Whong reports conversations with several WVU math faculty members, including John Goldwasser, who thinks that students’ mathematical talent can be awakened by a high-quality college program. “I’ve had students in my honors math classes who could be good students anywhere. And many of them didn’t know what their potential was before coming to my class,” Goldwasser told Whong. Goldwasser also mentions the essential belief, shared by many of us in the profession, that “a public university should help to create and shape values, not just reflect the things the majority of people already care about.”

### Magnetic skyrmions and hopfions.

Two kinds of nanoscale physical structures, magnetic skyrmions and hopfions, are attracting attention right now because of their possible application to data storage. Both structures exist inside magnets. We will focus on Hopfion rings in a cubic chiral magnet, contributed to *Nature* (November 22, 2023) by a team at Forschungszentrum Jülich (Fenshan Zheng, Nikolai Kiselev, Filipp Rubakov and collaborators), which reports the first realization of hopfions inside a single magnetic crystal. Getting an idea of what these experiments mean, and how they relate to topology, requires some background. Since skyrmions are simpler to describe, and are necessary ingredients and companions of hopfions, we’ll start there.

Inside a magnet, there is a magnetization vector at each point in space. A skyrmion is a localized 2-dimensional pattern of orientations of the magnetization vector; it is a kink in the magnetization vector field.

In this illustration the magnetization vector field points straight up everywhere, except within a disk. If you trace along the diameter of this disk, the magnetic field vector will gradually rotate clockwise, pointing straight down at the center and pointing up again when you get to the opposite edge. This kink cannot be removed by a continuous deformation –in physical terms, it would cost a lot of energy– and this stability is a topological phenomenon. To understand that, first imagine mapping the disc containing the skyrmion to a sphere about the origin in 3-space: each point of the disc maps to the vector representing the field at that point. Then following the vectors around concentric circles in the disc shows that each circle maps to a circle of latitude on the sphere.

You can imagine the map as stretching the disk over the sphere, with the center of the disk at the South Pole and the periphery at the North Pole. Topology teaches us that, holding the periphery fixed, this map cannot be continuously deformed so as not to cover the sphere. (In topological notation, it represents a non-trivial element of $\pi_2S^2 = Z$, the second homotopy group of the 2-sphere). The skyrmion is trapped in the field, just as a knot cannot be removed from a string if the ends are held fixed.

In a 3-dimensional magnetic solid, skyrmions usually appear aligned together in *skyrmion strings*.

Now for hopfions: a skyrmion string can be bent around to join itself and form a loop. If it is twisted one or more times in the process, the resulting 3-dimensional structure is a hopfion.

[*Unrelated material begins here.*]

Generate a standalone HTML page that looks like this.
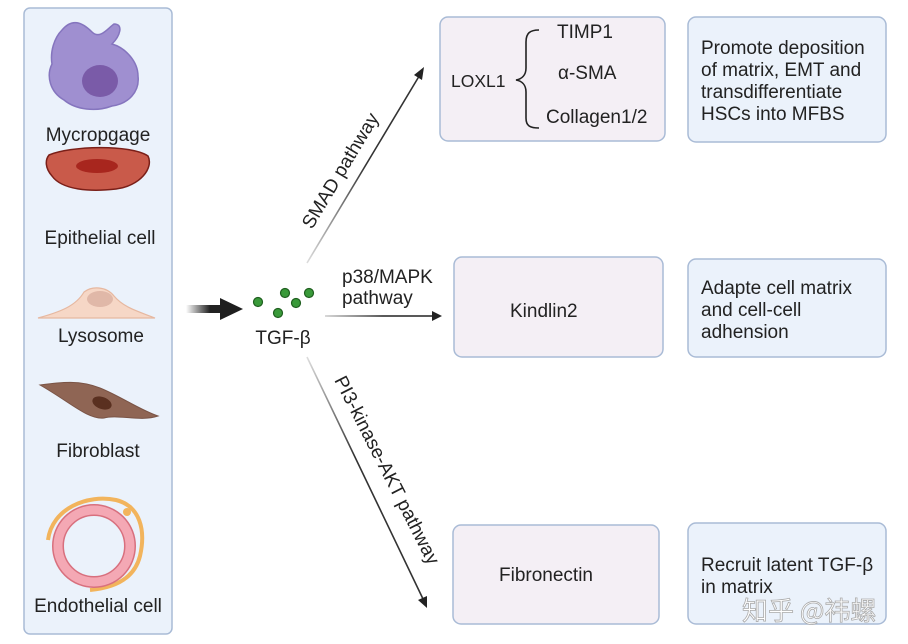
<!DOCTYPE html>
<html><head><meta charset="utf-8"><style>
html,body{margin:0;padding:0;background:#fff;}
svg{display:block;font-family:"Liberation Sans","Noto Sans CJK SC",sans-serif;}
</style></head><body>
<svg width="908" height="644" viewBox="0 0 908 644" xmlns="http://www.w3.org/2000/svg">
<defs>
<linearGradient id="g1" x1="0" y1="0" x2="1" y2="0"><stop offset="0" stop-color="#fff"/><stop offset="0.6" stop-color="#222"/></linearGradient>
<linearGradient id="gs" x1="307" y1="263" x2="424" y2="68" gradientUnits="userSpaceOnUse"><stop offset="0" stop-color="#ddd"/><stop offset="0.5" stop-color="#333"/></linearGradient>
<linearGradient id="gp" x1="307" y1="357" x2="427" y2="607" gradientUnits="userSpaceOnUse"><stop offset="0" stop-color="#ddd"/><stop offset="0.4" stop-color="#333"/></linearGradient>
<linearGradient id="gm" x1="325" y1="0" x2="441" y2="0" gradientUnits="userSpaceOnUse"><stop offset="0" stop-color="#ccc"/><stop offset="0.5" stop-color="#222"/></linearGradient>
</defs>
<rect width="908" height="644" fill="#fff"/>
<rect x="24" y="8" width="148" height="626" rx="6" fill="#ebf2fb" stroke="#a9bbd6" stroke-width="1.5"/>
<!-- macrophage -->
<path d="M62,30 C72,18 82,22 92,32 C100,40 108,28 114,24 C124,24 120,36 112,44 C126,48 138,62 138,76 C140,92 128,104 112,106 C96,112 76,110 64,100 C50,92 46,76 52,64 C50,52 54,38 62,30 Z" fill="#9f8fd0" stroke="#8575be" stroke-width="1.5"/>
<ellipse cx="100" cy="81" rx="18" ry="16" fill="#7a5ba8"/>
<text x="98" y="141" font-size="19" text-anchor="middle" fill="#222">Mycropgage</text>
<!-- epithelial -->
<path d="M49,155 C70,146 130,144 148,156 C154,168 140,186 116,189 C90,192 62,190 52,176 C45,168 45,160 49,155 Z" fill="#c95a4a" stroke="#7a1f18" stroke-width="1.5"/>
<ellipse cx="97" cy="166" rx="21" ry="7" fill="#a8261e"/>
<text x="100" y="244" font-size="19" text-anchor="middle" fill="#222">Epithelial cell</text>
<!-- lysosome cell -->
<path d="M38,318 C60,312 76,306 84,292 C92,286 106,286 114,296 C124,308 140,312 155,318 Z" fill="#f6d7c6" stroke="#e6b8a0" stroke-width="1.2"/>
<ellipse cx="100" cy="299" rx="13" ry="8" fill="#e0b8a8"/>
<text x="101" y="342" font-size="19" text-anchor="middle" fill="#222">Lysosome</text>
<!-- fibroblast -->
<path d="M40,385 C62,382 80,380 100,388 C120,396 140,410 158,416 C140,422 118,414 104,418 C88,420 70,402 40,385 Z" fill="#8f6554" stroke="#7a5446" stroke-width="1"/>
<ellipse cx="102" cy="403" rx="10" ry="6" fill="#5a3020" transform="rotate(20 102 403)"/>
<text x="98" y="457" font-size="19" text-anchor="middle" fill="#222">Fibroblast</text>
<!-- endothelial -->
<path d="M48,540 C52,508 88,494 116,500 C140,506 146,530 140,556 C134,580 112,588 90,590" fill="none" stroke="#f2b45c" stroke-width="4"/>
<circle cx="127" cy="512" r="4" fill="#f2b45c"/>
<circle cx="94" cy="546" r="36" fill="none" stroke="#d8707e" stroke-width="12"/>
<circle cx="94" cy="546" r="36" fill="none" stroke="#f4a8b4" stroke-width="9"/>
<text x="98" y="612" font-size="19" text-anchor="middle" fill="#222">Endothelial cell</text>
<!-- big arrow -->
<rect x="186" y="305" width="40" height="8" fill="url(#g1)"/>
<polygon points="220,298 243,309 220,320" fill="#1e1e1e"/>
<g fill="#3a9a3a" stroke="#1f5f1f" stroke-width="1.2">
<circle cx="258" cy="302" r="4.5"/><circle cx="285" cy="293" r="4.5"/><circle cx="296" cy="303" r="4.5"/><circle cx="309" cy="293" r="4.5"/><circle cx="278" cy="313" r="4.5"/>
</g>
<text x="283" y="344" font-size="19" text-anchor="middle" fill="#222">TGF-β</text>
<!-- SMAD arrow -->
<line x1="307" y1="263" x2="421" y2="73" stroke="url(#gs)" stroke-width="1.6"/>
<polygon points="424,67 422,80 414,75" fill="#222"/>
<text x="0" y="0" font-size="19" fill="#222" transform="translate(312,230) rotate(-59)">SMAD  pathway</text>
<!-- p38 arrow -->
<line x1="325" y1="316" x2="435" y2="316" stroke="url(#gm)" stroke-width="1.6"/>
<polygon points="442,316 432,311 432,321" fill="#222"/>
<text x="342" y="283" font-size="19" fill="#222">p38/MAPK</text>
<text x="342" y="304" font-size="19" fill="#222">pathway</text>
<!-- PI3 arrow -->
<line x1="307" y1="357" x2="424" y2="601" stroke="url(#gp)" stroke-width="1.6"/>
<polygon points="427,608 418,600 427,596" fill="#222"/>
<text x="0" y="0" font-size="19" fill="#222" transform="translate(334,380) rotate(63)">PI3-kinase-AKT pathway</text>
<!-- boxes -->
<rect x="440" y="17" width="225" height="124" rx="8" fill="#f4eff5" stroke="#a9bbd6" stroke-width="1.5"/>
<text x="451" y="87" font-size="17.5" fill="#222">LOXL1</text>
<path d="M539,30 C530,30 526,33 526,42 L526,68 C526,75 522,79 516,80 C522,81 526,85 526,92 L526,118 C526,126 530,128 539,128" fill="none" stroke="#222" stroke-width="1.6"/>
<text x="557" y="38" font-size="19" fill="#222">TIMP1</text>
<text x="558" y="79" font-size="19" fill="#222">α-SMA</text>
<text x="546" y="123" font-size="19" fill="#222">Collagen1/2</text>
<rect x="688" y="17" width="198" height="125" rx="8" fill="#ebf2fb" stroke="#a9bbd6" stroke-width="1.5"/>
<g font-size="19" fill="#222">
<text x="701" y="54">Promote deposition</text>
<text x="701" y="76">of matrix, EMT and</text>
<text x="701" y="98">transdifferentiate</text>
<text x="701" y="120">HSCs into MFBS</text>
</g>
<rect x="454" y="257" width="209" height="100" rx="8" fill="#f4eff5" stroke="#a9bbd6" stroke-width="1.5"/>
<text x="510" y="317" font-size="19" fill="#222">Kindlin2</text>
<rect x="688" y="259" width="198" height="98" rx="8" fill="#ebf2fb" stroke="#a9bbd6" stroke-width="1.5"/>
<g font-size="19" fill="#222">
<text x="701" y="294">Adapte cell matrix</text>
<text x="701" y="316">and cell-cell</text>
<text x="701" y="338">adhension</text>
</g>
<rect x="453" y="525" width="206" height="99" rx="8" fill="#f4eff5" stroke="#a9bbd6" stroke-width="1.5"/>
<text x="499" y="581" font-size="19" fill="#222">Fibronectin</text>
<rect x="688" y="523" width="198" height="101" rx="8" fill="#ebf2fb" stroke="#a9bbd6" stroke-width="1.5"/>
<g font-size="19" fill="#222">
<text x="701" y="571">Recruit latent TGF-β</text>
<text x="701" y="593">in matrix</text>
</g>
<text x="742" y="620" font-size="26" fill="#fff" stroke="#aaa" stroke-width="0.8" font-family="'Noto Sans CJK SC',sans-serif">知乎 @祎螺</text>
</svg>
</body></html>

For the hopfion illustrated above it is necessary to use a skyrmion string more complicated than the one described by Koshibae and Nagaosa. In particular the magnetization vector field, instead of being constant along the boundary cylinder, rotates as the base point goes around a circumference. (The colors in this image encode the direction of the magnetic vector field at those points; note that the direction-color correspondence is completely different from the one used in the Koshibae-Nagaosa article). The same color-coding is used on the sides of the three skyrmion strings enclosed by a hopfion, and on the surface of the hopfion itself, in the left-hand image below.

In this case the piece of skyrmion string forming the hopfion has been given one complete twist. As a consequence, the colored stripes on the surface corresponding to different directions of the magnetic field are topologically linked, like consecutive links on an anchor chain. That makes the configuration stable under small deformations and guarantees the permanence of the hopfion structure. (The proof is by modern algebraic topology; the magnetization-vector map on the whole solid torus represents a nontrivial element of another homotopy group of $S^2$, this one 3-dimensional.)